Stored data:
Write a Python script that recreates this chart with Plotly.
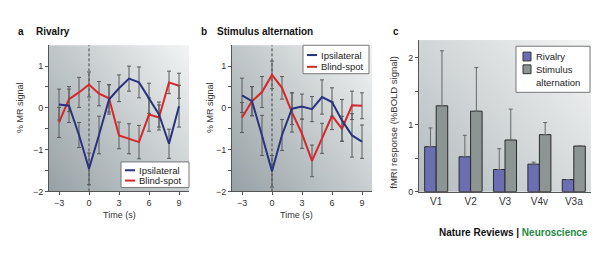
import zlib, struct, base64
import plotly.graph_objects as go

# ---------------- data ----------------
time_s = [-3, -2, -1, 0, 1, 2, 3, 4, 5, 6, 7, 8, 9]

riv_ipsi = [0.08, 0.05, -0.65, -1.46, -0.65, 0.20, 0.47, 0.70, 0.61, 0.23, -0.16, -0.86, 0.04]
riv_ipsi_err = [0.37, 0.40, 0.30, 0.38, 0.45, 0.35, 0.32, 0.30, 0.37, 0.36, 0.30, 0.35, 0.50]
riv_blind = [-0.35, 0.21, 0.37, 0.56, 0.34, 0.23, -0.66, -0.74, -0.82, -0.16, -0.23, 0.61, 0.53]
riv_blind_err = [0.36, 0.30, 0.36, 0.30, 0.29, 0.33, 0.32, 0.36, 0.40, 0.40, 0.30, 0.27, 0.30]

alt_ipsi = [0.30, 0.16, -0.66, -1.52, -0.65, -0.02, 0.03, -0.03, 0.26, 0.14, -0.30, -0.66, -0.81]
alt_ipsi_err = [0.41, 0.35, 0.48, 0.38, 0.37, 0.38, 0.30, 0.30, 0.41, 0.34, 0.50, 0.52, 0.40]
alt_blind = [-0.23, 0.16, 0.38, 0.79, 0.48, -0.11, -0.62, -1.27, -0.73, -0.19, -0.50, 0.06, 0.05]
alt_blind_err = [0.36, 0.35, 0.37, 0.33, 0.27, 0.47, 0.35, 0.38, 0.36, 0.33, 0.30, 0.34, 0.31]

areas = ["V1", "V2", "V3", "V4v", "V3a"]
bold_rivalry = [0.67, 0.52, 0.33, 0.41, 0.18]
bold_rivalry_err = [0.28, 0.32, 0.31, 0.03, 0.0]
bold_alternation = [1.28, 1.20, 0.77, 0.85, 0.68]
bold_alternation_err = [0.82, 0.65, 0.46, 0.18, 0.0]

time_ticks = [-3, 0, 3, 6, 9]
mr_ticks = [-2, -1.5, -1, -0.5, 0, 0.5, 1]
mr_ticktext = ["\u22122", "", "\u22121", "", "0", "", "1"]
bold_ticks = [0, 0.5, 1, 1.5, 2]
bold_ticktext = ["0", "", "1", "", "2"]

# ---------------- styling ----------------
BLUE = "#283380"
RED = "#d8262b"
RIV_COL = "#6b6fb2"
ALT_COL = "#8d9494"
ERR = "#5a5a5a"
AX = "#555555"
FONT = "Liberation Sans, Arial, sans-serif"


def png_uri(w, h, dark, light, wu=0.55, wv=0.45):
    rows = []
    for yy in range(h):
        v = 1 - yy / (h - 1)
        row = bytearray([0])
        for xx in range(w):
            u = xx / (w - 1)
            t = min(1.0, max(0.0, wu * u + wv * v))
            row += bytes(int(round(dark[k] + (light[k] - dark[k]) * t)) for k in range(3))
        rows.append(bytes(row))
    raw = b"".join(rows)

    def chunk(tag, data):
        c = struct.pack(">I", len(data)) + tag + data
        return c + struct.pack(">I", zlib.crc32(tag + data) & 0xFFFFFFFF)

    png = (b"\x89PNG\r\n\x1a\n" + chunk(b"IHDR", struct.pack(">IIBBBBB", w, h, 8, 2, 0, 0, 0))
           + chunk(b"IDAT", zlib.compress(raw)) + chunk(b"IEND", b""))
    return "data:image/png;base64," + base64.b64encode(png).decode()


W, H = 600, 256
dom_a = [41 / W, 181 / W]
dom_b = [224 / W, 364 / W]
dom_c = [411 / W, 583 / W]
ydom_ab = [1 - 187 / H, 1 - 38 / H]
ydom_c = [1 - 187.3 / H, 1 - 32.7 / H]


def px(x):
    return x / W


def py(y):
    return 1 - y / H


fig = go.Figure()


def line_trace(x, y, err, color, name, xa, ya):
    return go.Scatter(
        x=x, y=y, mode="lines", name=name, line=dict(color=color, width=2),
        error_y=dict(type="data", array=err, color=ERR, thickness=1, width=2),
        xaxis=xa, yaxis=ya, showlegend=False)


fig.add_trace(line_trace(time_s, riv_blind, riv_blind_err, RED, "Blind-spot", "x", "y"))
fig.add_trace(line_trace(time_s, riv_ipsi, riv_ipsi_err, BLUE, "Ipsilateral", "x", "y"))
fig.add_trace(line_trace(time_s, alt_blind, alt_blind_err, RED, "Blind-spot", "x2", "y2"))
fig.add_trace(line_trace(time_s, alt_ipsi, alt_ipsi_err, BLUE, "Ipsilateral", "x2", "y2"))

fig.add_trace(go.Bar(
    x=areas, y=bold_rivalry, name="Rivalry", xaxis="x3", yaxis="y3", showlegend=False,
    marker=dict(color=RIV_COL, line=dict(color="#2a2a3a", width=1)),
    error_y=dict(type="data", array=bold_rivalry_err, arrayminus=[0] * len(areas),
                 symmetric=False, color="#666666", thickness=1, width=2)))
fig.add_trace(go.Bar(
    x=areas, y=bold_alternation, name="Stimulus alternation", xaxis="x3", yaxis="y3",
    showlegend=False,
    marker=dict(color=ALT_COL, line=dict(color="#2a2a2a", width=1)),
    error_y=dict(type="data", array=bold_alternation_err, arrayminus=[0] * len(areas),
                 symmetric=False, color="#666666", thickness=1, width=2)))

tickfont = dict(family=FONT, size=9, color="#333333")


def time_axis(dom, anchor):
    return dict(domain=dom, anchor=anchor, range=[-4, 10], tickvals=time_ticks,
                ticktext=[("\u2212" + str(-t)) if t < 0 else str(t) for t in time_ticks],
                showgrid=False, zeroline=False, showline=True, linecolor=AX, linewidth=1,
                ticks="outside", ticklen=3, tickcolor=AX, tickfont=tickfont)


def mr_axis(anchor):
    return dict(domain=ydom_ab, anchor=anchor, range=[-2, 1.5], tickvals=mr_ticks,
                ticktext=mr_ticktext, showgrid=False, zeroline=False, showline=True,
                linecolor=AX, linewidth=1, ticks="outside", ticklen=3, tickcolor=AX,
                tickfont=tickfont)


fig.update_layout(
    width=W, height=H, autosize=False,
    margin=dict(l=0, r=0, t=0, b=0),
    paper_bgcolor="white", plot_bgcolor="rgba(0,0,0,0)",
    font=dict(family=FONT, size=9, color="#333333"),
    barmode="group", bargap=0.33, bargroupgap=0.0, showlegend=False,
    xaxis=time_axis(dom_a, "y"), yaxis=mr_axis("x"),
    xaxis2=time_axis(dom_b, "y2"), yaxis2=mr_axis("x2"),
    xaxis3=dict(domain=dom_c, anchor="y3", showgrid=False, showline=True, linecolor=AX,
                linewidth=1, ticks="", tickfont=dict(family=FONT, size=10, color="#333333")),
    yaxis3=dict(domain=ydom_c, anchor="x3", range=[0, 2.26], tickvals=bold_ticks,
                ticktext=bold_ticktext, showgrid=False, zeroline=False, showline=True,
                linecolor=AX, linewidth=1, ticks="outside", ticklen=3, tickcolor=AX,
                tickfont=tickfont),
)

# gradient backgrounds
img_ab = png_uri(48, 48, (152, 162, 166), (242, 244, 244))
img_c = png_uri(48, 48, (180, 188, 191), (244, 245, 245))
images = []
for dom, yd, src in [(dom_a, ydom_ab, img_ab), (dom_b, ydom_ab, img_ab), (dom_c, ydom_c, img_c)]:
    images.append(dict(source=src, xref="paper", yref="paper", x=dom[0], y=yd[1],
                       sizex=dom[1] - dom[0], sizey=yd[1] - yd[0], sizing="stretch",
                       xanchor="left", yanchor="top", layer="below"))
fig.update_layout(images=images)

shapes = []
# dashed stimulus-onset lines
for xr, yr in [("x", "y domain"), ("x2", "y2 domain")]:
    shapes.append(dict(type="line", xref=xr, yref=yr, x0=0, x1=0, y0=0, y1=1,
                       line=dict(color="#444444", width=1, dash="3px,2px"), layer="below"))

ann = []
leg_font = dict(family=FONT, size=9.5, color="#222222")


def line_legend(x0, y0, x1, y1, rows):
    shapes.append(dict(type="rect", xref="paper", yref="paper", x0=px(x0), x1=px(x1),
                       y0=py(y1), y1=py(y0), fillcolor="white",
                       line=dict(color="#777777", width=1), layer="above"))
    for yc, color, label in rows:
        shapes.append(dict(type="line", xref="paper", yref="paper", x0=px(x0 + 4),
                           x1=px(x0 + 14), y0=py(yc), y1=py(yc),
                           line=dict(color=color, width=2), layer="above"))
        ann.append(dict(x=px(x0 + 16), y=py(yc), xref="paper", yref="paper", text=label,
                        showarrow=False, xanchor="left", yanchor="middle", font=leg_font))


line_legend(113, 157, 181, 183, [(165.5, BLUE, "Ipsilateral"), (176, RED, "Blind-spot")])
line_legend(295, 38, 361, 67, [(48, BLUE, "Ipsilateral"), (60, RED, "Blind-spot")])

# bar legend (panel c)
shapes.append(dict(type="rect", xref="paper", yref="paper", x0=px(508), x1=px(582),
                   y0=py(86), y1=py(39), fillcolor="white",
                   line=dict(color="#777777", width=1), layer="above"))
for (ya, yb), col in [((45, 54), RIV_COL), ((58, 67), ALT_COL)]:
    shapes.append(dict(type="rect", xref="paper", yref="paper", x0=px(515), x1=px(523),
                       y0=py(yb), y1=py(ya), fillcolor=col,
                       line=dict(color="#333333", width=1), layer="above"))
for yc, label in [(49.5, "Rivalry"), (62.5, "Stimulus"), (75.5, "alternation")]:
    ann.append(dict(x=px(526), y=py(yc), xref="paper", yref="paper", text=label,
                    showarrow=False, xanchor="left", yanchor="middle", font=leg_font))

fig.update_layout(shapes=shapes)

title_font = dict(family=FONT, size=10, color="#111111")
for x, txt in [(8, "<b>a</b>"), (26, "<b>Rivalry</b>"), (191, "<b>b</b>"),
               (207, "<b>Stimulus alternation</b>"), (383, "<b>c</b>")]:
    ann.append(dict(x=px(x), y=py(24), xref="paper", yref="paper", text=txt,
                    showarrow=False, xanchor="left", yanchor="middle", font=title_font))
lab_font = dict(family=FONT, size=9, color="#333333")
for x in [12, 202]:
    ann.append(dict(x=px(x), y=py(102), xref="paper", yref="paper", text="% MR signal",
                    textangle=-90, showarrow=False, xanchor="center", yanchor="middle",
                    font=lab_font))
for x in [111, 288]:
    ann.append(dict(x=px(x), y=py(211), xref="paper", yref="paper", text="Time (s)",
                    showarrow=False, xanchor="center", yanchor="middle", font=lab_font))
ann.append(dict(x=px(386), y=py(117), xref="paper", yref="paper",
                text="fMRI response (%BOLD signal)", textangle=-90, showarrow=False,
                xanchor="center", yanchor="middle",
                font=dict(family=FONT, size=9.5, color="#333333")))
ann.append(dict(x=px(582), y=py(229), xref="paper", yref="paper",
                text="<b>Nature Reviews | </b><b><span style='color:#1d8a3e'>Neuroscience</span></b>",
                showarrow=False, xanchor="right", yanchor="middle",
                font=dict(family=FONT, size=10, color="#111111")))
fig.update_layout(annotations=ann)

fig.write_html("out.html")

Problem to work on:
Take the lines from the start of the material to the line with "bold_alternation_err = [0.82, 0.65, 0.46, 0.18, 0.0]", both included, and transcribe them exactly without the pictures.

Result below:
Write a Python script that recreates this chart with Plotly.
import zlib, struct, base64
import plotly.graph_objects as go

# ---------------- data ----------------
time_s = [-3, -2, -1, 0, 1, 2, 3, 4, 5, 6, 7, 8, 9]

riv_ipsi = [0.08, 0.05, -0.65, -1.46, -0.65, 0.20, 0.47, 0.70, 0.61, 0.23, -0.16, -0.86, 0.04]
riv_ipsi_err = [0.37, 0.40, 0.30, 0.38, 0.45, 0.35, 0.32, 0.30, 0.37, 0.36, 0.30, 0.35, 0.50]
riv_blind = [-0.35, 0.21, 0.37, 0.56, 0.34, 0.23, -0.66, -0.74, -0.82, -0.16, -0.23, 0.61, 0.53]
riv_blind_err = [0.36, 0.30, 0.36, 0.30, 0.29, 0.33, 0.32, 0.36, 0.40, 0.40, 0.30, 0.27, 0.30]

alt_ipsi = [0.30, 0.16, -0.66, -1.52, -0.65, -0.02, 0.03, -0.03, 0.26, 0.14, -0.30, -0.66, -0.81]
alt_ipsi_err = [0.41, 0.35, 0.48, 0.38, 0.37, 0.38, 0.30, 0.30, 0.41, 0.34, 0.50, 0.52, 0.40]
alt_blind = [-0.23, 0.16, 0.38, 0.79, 0.48, -0.11, -0.62, -1.27, -0.73, -0.19, -0.50, 0.06, 0.05]
alt_blind_err = [0.36, 0.35, 0.37, 0.33, 0.27, 0.47, 0.35, 0.38, 0.36, 0.33, 0.30, 0.34, 0.31]

areas = ["V1", "V2", "V3", "V4v", "V3a"]
bold_rivalry = [0.67, 0.52, 0.33, 0.41, 0.18]
bold_rivalry_err = [0.28, 0.32, 0.31, 0.03, 0.0]
bold_alternation = [1.28, 1.20, 0.77, 0.85, 0.68]
bold_alternation_err = [0.82, 0.65, 0.46, 0.18, 0.0]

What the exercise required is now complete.